╔══

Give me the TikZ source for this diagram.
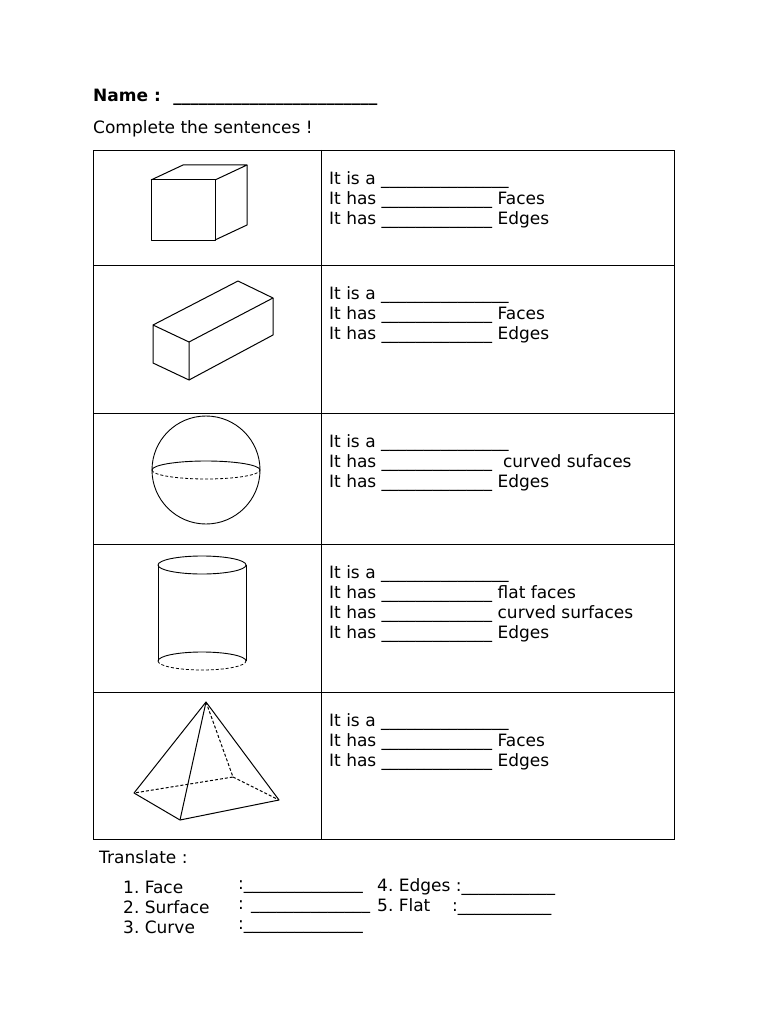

╚══
╔══

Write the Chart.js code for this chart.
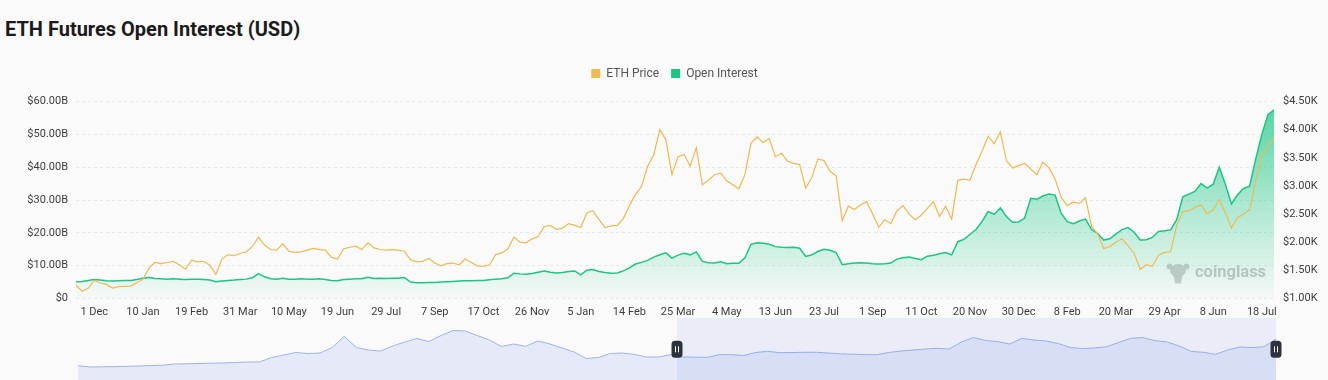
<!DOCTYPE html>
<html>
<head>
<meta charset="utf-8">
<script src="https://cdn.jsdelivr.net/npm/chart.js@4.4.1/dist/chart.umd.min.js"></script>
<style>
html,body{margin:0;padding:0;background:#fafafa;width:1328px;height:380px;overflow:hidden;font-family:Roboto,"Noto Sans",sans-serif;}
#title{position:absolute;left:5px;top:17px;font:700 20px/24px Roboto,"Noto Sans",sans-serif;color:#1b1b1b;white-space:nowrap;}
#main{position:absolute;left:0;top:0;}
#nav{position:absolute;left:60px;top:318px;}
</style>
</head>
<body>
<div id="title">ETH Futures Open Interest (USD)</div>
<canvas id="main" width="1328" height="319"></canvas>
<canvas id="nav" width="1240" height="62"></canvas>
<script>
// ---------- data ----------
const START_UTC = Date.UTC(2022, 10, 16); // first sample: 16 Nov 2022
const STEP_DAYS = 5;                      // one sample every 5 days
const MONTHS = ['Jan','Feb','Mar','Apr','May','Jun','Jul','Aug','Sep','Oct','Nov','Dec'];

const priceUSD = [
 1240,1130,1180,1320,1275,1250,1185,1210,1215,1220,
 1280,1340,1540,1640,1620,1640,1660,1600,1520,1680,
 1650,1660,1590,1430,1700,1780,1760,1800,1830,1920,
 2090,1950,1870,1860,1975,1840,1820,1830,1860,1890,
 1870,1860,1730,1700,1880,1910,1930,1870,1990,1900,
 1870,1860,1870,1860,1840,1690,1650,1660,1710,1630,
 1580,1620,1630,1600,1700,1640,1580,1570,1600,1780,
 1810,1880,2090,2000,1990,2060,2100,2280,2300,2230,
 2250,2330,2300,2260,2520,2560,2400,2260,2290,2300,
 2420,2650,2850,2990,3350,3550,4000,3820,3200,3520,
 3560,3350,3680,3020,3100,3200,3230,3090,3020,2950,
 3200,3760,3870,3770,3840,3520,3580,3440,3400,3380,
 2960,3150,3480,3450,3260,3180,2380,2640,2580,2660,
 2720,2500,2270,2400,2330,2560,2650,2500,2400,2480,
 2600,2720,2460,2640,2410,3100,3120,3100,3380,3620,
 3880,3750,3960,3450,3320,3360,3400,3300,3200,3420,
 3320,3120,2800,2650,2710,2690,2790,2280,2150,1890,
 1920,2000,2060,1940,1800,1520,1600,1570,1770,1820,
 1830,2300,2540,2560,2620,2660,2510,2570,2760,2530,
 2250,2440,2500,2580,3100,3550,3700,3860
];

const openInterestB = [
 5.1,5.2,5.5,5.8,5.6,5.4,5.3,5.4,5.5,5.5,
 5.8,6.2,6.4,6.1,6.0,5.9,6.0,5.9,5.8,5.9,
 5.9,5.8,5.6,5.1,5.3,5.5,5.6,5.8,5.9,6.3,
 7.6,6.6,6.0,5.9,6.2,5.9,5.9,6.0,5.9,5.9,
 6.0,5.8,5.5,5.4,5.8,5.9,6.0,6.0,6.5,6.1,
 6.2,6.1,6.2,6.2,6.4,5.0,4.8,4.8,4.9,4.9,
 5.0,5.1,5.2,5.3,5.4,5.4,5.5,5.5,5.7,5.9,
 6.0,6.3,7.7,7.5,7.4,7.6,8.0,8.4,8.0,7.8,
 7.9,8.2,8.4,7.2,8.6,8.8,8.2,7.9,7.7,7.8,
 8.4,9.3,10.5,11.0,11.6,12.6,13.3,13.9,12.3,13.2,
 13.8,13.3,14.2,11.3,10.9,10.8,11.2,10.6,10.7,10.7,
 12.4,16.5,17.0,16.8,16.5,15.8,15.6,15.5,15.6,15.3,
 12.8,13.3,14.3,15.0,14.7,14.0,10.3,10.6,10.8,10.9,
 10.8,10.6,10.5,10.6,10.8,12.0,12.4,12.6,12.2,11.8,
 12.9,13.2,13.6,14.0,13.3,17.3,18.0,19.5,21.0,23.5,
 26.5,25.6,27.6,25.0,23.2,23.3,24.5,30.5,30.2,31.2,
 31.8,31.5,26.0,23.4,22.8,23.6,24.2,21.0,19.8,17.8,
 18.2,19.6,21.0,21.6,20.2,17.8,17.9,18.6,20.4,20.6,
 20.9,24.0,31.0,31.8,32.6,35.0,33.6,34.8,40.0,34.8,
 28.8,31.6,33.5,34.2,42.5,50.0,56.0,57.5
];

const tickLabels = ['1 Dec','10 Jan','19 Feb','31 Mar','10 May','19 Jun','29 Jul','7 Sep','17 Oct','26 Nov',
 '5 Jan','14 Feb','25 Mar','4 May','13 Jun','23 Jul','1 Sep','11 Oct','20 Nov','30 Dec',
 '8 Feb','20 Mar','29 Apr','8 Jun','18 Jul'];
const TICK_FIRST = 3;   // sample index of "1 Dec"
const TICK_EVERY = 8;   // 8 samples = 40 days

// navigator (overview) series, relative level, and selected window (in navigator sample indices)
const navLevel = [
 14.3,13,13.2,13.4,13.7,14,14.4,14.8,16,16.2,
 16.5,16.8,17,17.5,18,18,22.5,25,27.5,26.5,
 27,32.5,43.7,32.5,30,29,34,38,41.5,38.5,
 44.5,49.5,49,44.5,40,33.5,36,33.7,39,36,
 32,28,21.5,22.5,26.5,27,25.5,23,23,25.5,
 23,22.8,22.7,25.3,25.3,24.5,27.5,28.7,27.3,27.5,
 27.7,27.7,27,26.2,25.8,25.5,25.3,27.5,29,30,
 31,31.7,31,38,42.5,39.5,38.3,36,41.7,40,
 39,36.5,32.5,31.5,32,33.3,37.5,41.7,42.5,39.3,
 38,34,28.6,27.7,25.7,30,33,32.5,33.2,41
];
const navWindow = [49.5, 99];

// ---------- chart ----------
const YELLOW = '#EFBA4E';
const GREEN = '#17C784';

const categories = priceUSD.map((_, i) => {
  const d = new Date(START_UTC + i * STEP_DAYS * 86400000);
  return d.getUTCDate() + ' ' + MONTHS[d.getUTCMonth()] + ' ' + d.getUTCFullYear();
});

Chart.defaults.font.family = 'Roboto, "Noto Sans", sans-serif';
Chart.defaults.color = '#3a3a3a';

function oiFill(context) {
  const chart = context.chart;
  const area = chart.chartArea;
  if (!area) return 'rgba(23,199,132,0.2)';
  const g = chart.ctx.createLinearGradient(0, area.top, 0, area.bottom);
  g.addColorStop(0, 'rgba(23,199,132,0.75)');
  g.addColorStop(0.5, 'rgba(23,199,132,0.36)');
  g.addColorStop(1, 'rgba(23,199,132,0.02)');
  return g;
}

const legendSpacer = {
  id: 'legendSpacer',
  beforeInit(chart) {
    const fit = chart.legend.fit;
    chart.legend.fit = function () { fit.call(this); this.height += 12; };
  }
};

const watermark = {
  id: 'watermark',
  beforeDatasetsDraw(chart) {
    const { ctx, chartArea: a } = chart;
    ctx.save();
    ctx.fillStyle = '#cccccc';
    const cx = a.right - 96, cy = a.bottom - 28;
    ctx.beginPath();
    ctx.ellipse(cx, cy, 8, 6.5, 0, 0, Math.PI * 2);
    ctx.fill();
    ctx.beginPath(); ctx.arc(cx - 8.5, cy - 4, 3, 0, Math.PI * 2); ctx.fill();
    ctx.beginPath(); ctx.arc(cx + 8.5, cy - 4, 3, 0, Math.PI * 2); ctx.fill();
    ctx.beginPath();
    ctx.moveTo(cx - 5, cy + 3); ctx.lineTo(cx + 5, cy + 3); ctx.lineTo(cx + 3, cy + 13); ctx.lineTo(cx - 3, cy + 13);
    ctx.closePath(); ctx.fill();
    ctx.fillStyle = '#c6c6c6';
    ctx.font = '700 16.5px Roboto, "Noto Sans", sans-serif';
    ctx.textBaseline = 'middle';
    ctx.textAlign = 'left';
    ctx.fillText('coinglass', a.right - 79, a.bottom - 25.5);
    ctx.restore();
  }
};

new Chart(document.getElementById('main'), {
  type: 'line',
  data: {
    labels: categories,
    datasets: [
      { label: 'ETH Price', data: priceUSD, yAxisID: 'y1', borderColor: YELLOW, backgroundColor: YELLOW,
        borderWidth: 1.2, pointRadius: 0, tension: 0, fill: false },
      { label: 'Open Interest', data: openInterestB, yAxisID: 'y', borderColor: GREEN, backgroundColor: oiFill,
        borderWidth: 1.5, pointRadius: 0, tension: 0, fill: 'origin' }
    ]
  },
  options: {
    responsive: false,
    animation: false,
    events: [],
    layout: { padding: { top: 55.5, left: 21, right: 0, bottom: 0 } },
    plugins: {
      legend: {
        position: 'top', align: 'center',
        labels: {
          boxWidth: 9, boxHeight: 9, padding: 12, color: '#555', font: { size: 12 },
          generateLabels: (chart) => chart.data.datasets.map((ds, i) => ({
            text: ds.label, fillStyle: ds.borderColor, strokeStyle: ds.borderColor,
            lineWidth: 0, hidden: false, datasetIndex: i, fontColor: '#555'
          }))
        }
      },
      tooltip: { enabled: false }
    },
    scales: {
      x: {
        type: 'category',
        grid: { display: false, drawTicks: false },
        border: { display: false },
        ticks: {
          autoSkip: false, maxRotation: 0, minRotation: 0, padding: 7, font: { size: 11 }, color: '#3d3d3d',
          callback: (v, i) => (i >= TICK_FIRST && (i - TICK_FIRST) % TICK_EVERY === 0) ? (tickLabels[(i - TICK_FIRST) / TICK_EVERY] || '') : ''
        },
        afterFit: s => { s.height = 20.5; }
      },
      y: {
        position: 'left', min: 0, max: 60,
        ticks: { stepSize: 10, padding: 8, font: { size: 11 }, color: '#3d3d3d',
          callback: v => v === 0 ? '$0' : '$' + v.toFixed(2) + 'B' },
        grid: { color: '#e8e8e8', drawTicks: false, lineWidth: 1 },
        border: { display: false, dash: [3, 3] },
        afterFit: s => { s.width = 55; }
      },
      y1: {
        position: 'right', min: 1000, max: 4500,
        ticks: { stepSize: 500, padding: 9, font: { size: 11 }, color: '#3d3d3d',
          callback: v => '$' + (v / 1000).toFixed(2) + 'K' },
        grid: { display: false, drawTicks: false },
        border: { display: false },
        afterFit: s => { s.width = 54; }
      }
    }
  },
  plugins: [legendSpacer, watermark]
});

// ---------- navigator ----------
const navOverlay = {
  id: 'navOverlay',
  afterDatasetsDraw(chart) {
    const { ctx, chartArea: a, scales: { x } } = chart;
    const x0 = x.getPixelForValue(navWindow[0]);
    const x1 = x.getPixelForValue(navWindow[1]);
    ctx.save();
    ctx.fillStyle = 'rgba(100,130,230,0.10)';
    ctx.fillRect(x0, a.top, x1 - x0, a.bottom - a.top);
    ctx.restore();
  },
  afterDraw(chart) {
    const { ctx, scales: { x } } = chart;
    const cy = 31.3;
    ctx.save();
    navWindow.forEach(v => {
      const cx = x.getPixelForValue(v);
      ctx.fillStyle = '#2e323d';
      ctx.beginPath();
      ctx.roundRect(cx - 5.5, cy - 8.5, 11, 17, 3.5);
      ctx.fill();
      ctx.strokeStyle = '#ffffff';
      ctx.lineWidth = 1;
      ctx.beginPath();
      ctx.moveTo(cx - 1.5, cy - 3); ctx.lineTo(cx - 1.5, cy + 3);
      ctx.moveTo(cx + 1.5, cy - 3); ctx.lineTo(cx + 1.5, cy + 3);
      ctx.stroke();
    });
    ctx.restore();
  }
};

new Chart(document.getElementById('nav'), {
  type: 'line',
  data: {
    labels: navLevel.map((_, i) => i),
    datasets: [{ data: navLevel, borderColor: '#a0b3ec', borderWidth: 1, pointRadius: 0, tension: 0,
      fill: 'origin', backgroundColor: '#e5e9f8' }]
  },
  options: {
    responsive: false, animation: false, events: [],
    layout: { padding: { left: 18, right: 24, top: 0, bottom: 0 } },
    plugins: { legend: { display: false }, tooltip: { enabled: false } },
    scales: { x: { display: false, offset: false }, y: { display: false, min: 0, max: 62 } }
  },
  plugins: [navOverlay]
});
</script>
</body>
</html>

╚══

### STATED TASK
Copy every line of the data that holds the string "this".

### COMPLETED EXERCISE
Give me the TikZ source for this diagram.
Write the Chart.js code for this chart.
    chart.legend.fit = function () { fit.call(this); this.height += 12; };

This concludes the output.